The label for Four Daughters’ new wine. Photo provided

“As a family-owned and operated Minnesota winery, we’re proud of the grapes we have to work with,” said co-owner Vicky Vogt in a press release. “We love creating new wines that share the same quality and unique tastes that our Four Daughters wine has become known for and that has driven our success since we opened our doors. Wine consumers will soon begin to take notice of grapes from this region.”

The inaugural Sunflake vintages include a 2013 moscato and 2013 riesling blended with a variety of Minnesota grapes. Because moscato grapes produce a low acid wine, Justin said they’re an ideal match for the high acid wines that Minnesota wineries are able to produce.

“Winemaking is about chemistry, so when wines are being made you can either adjust your starting grape juice chemically or you can adjust it by blending,” Justin said in a press release. “These wines are made much better by blending in Minnesota grapes.”

With Sunflake, Justin said they’re putting Minnesota wine in a form that people who often don’t want anything to do with it will enjoy and appreciate.

Most moscato drinkers won’t know it’s a mostly Minnesota wine.

“I’ve spent the last few years working to transform what Minnesota wineries are capable of by turning University of Minnesota-bred grapes into premium wines,” Justin said in a press release. “With Sunflake, I want to reflect within the wine what makes our region and grapes so unique.”

The idea to create a new wine brand sparked after Four Daughters blended wines for guests in the vineyard’s tasting room. As the blends caught on, Justin saw the opportunity to expand and introduce something new.

“I saw an opportunity to make a wine unlike anything that’s out there currently,” Justin said in a press release.

Sunflake is a wholesale only brand and won’t be available at the winery. Sunflake will sell for an average of about $13 per bottle, according to Justin. A separate, high-end Four Daughters line is almost exclusively available at the winery.

Not all of the wine blended to make Sunflake wines is Mower County-grown. Four Daughters blends its own wine with grapes grown across Minnesota and the country, but at least 51 percent of the wine will always be Minnesota-grown, as required by the vineyard’s classification as a Minnesota Farm Family Winery. Kristin Osborne, marketing director and the daughter of owners Gary and Vicky Vogt, estimated about 70 to 80 percent of the wine in Sunflake is Minnesota grown.

Working with other wine-growers expands the possibilities of flavors, in part due to differing climates, according to Kristin.

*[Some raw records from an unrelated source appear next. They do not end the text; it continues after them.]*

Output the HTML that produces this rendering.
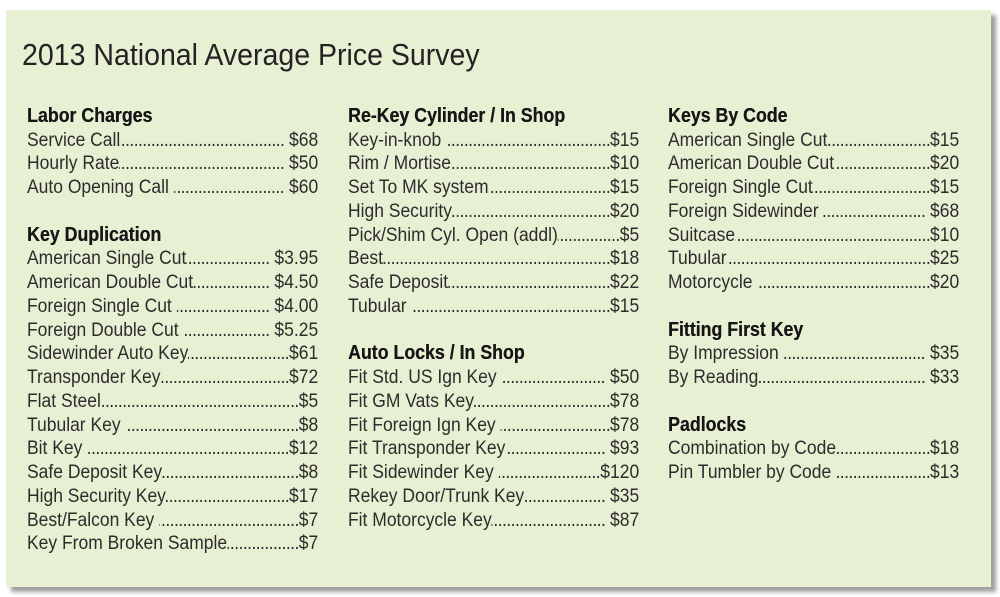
<!DOCTYPE html>
<html>
<head>
<meta charset="utf-8">
<style>
  html,body{margin:0;padding:0;background:#ffffff;}
  body{width:1000px;height:597px;position:relative;overflow:hidden;font-family:"Liberation Sans",Arial,sans-serif;}
  .panel{position:absolute;left:6px;top:10px;width:985px;height:577px;background:#e8f0d3;box-shadow:5px 5px 4px rgba(0,0,0,0.38);}
  .title{position:absolute;left:22px;top:38.5px;font-size:31px;line-height:1;color:#232323;white-space:nowrap;transform:scaleX(0.92);transform-origin:0 0;letter-spacing:0;}
  .col{position:absolute;top:104.8px;width:316.5px;transform:scaleX(0.92);transform-origin:0 0;color:#2c2c2c;font-size:19px;line-height:23.75px;}
  .r{display:flex;white-space:nowrap;height:23.75px;}
  .r .l{flex:none;}
  .r .d{flex:1;overflow:hidden;direction:rtl;letter-spacing:-0.6px;}
  .r .d::before{content:"..............................................................................................................................";}
  .r .p{flex:none;}
  .h{font-weight:bold;font-size:20px;color:#161616;height:23.75px;white-space:nowrap;text-shadow:0.3px 0 0 #161616;}
  .h span{display:inline-block;transform:scaleX(0.965);transform-origin:0 0;}
  .sp{height:23.75px;}
</style>
</head>
<body>
<div class="panel"></div>
<div class="title">2013 National Average Price Survey</div>

<div class="col" style="left:27px;">
  <div class="h"><span>Labor Charges</span></div>
  <div class="r"><span class="l">Service Call</span><span class="d"></span><span class="p">&nbsp;$68</span></div>
  <div class="r"><span class="l">Hourly Rate</span><span class="d"></span><span class="p">&nbsp;$50</span></div>
  <div class="r"><span class="l">Auto Opening Call&nbsp;</span><span class="d"></span><span class="p">&nbsp;$60</span></div>
  <div class="sp"></div>
  <div class="h"><span>Key Duplication</span></div>
  <div class="r"><span class="l">American Single Cut</span><span class="d"></span><span class="p">&nbsp;$3.95</span></div>
  <div class="r"><span class="l">American Double Cut</span><span class="d"></span><span class="p">&nbsp;$4.50</span></div>
  <div class="r"><span class="l">Foreign Single Cut&nbsp;</span><span class="d"></span><span class="p">&nbsp;$4.00</span></div>
  <div class="r"><span class="l">Foreign Double Cut&nbsp;</span><span class="d"></span><span class="p">&nbsp;$5.25</span></div>
  <div class="r"><span class="l">Sidewinder Auto Key</span><span class="d"></span><span class="p">$61</span></div>
  <div class="r"><span class="l">Transponder Key</span><span class="d"></span><span class="p">$72</span></div>
  <div class="r"><span class="l">Flat Steel</span><span class="d"></span><span class="p">$5</span></div>
  <div class="r"><span class="l">Tubular Key&nbsp;</span><span class="d"></span><span class="p">$8</span></div>
  <div class="r"><span class="l">Bit Key&nbsp;</span><span class="d"></span><span class="p">$12</span></div>
  <div class="r"><span class="l">Safe Deposit Key</span><span class="d"></span><span class="p">$8</span></div>
  <div class="r"><span class="l">High Security Key</span><span class="d"></span><span class="p">$17</span></div>
  <div class="r"><span class="l">Best/Falcon Key&nbsp;</span><span class="d"></span><span class="p">$7</span></div>
  <div class="r"><span class="l">Key From Broken Sample</span><span class="d"></span><span class="p">$7</span></div>
</div>

<div class="col" style="left:348px;">
  <div class="h"><span>Re-Key Cylinder / In Shop</span></div>
  <div class="r"><span class="l">Key-in-knob&nbsp;</span><span class="d"></span><span class="p">$15</span></div>
  <div class="r"><span class="l">Rim / Mortise</span><span class="d"></span><span class="p">$10</span></div>
  <div class="r"><span class="l">Set To MK system</span><span class="d"></span><span class="p">$15</span></div>
  <div class="r"><span class="l">High Security</span><span class="d"></span><span class="p">$20</span></div>
  <div class="r"><span class="l">Pick/Shim Cyl. Open (addl)</span><span class="d"></span><span class="p">$5</span></div>
  <div class="r"><span class="l">Best</span><span class="d"></span><span class="p">$18</span></div>
  <div class="r"><span class="l">Safe Deposit</span><span class="d"></span><span class="p">$22</span></div>
  <div class="r"><span class="l">Tubular&nbsp;</span><span class="d"></span><span class="p">$15</span></div>
  <div class="sp"></div>
  <div class="h"><span>Auto Locks / In Shop</span></div>
  <div class="r"><span class="l">Fit Std. US Ign Key&nbsp;</span><span class="d"></span><span class="p">&nbsp;$50</span></div>
  <div class="r"><span class="l">Fit GM Vats Key</span><span class="d"></span><span class="p">$78</span></div>
  <div class="r"><span class="l">Fit Foreign Ign Key&nbsp;</span><span class="d"></span><span class="p">$78</span></div>
  <div class="r"><span class="l">Fit Transponder Key</span><span class="d"></span><span class="p">&nbsp;$93</span></div>
  <div class="r"><span class="l">Fit Sidewinder Key&nbsp;</span><span class="d"></span><span class="p">$120</span></div>
  <div class="r"><span class="l">Rekey Door/Trunk Key</span><span class="d"></span><span class="p">&nbsp;$35</span></div>
  <div class="r"><span class="l">Fit Motorcycle Key</span><span class="d"></span><span class="p">&nbsp;$87</span></div>
</div>

<div class="col" style="left:668px;">
  <div class="h"><span>Keys By Code</span></div>
  <div class="r"><span class="l">American Single Cut</span><span class="d"></span><span class="p">$15</span></div>
  <div class="r"><span class="l">American Double Cut</span><span class="d"></span><span class="p">$20</span></div>
  <div class="r"><span class="l">Foreign Single Cut</span><span class="d"></span><span class="p">$15</span></div>
  <div class="r"><span class="l">Foreign Sidewinder&nbsp;</span><span class="d"></span><span class="p">&nbsp;$68</span></div>
  <div class="r"><span class="l">Suitcase</span><span class="d"></span><span class="p">$10</span></div>
  <div class="r"><span class="l">Tubular</span><span class="d"></span><span class="p">$25</span></div>
  <div class="r"><span class="l">Motorcycle&nbsp;</span><span class="d"></span><span class="p">$20</span></div>
  <div class="sp"></div>
  <div class="h"><span>Fitting First Key</span></div>
  <div class="r"><span class="l">By Impression&nbsp;</span><span class="d"></span><span class="p">&nbsp;$35</span></div>
  <div class="r"><span class="l">By Reading</span><span class="d"></span><span class="p">&nbsp;$33</span></div>
  <div class="sp"></div>
  <div class="h"><span>Padlocks</span></div>
  <div class="r"><span class="l">Combination by Code</span><span class="d"></span><span class="p">$18</span></div>
  <div class="r"><span class="l">Pin Tumbler by Code&nbsp;</span><span class="d"></span><span class="p">$13</span></div>
</div>
</body>
</html>
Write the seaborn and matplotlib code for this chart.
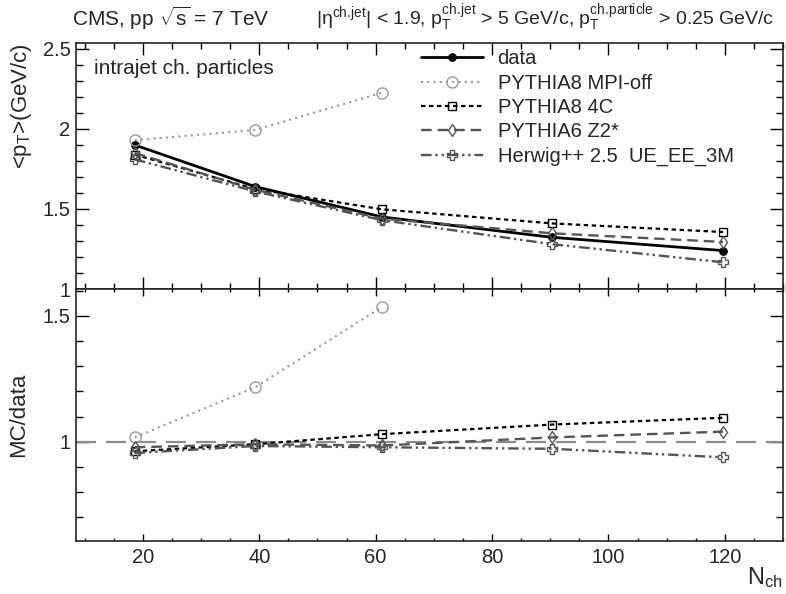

“We want to work with growers around the state; that’s great for us,” she said. “We like having that different taste.”

Kristin said the goal is for the wines to break a barrier often keeping Minnesota wines in specialty, cold-hardy sections of liquor stores. They want Sunflake wines to be shelved with moscatos, rieslings and other varieties.

Justin has already had success with his wines, winning the Minnesota Governor’s cup and other accolades from wine competitions across the country, but he said seeing his wines reach liquor store shelves across the country is validation and a significant step.

“Now we’re a real winery,” he said.

When Four Daughters opened in December of 2011, Justin admitted they didn’t know how it would go, but expectations continue to rise. In late May, Four Daughters kicked off an expansion to double the winery’s size by adding 9,000 square feet at its location on the edge of Mower County at 78757 Minnesota 16, Spring Valley. The project will add a large event space, which will also be used to help increase the winery’s production.

Wine production has increased from 8,000 gallons in Four Daughters’ first year to 26,000 gallons last year. Justin expects production to easily top that this year, and, depending on how things go, he dreams of one day topping 50,000 gallons and even nearing the state limit of 75,000 gallons a year.

“We might come close to it,” he said.

Four Daughters shows no signs of slowing down, as a press release promised an upcoming line of Loon Juice hard cider.

“We have some additional things that are in the works,” Justin said.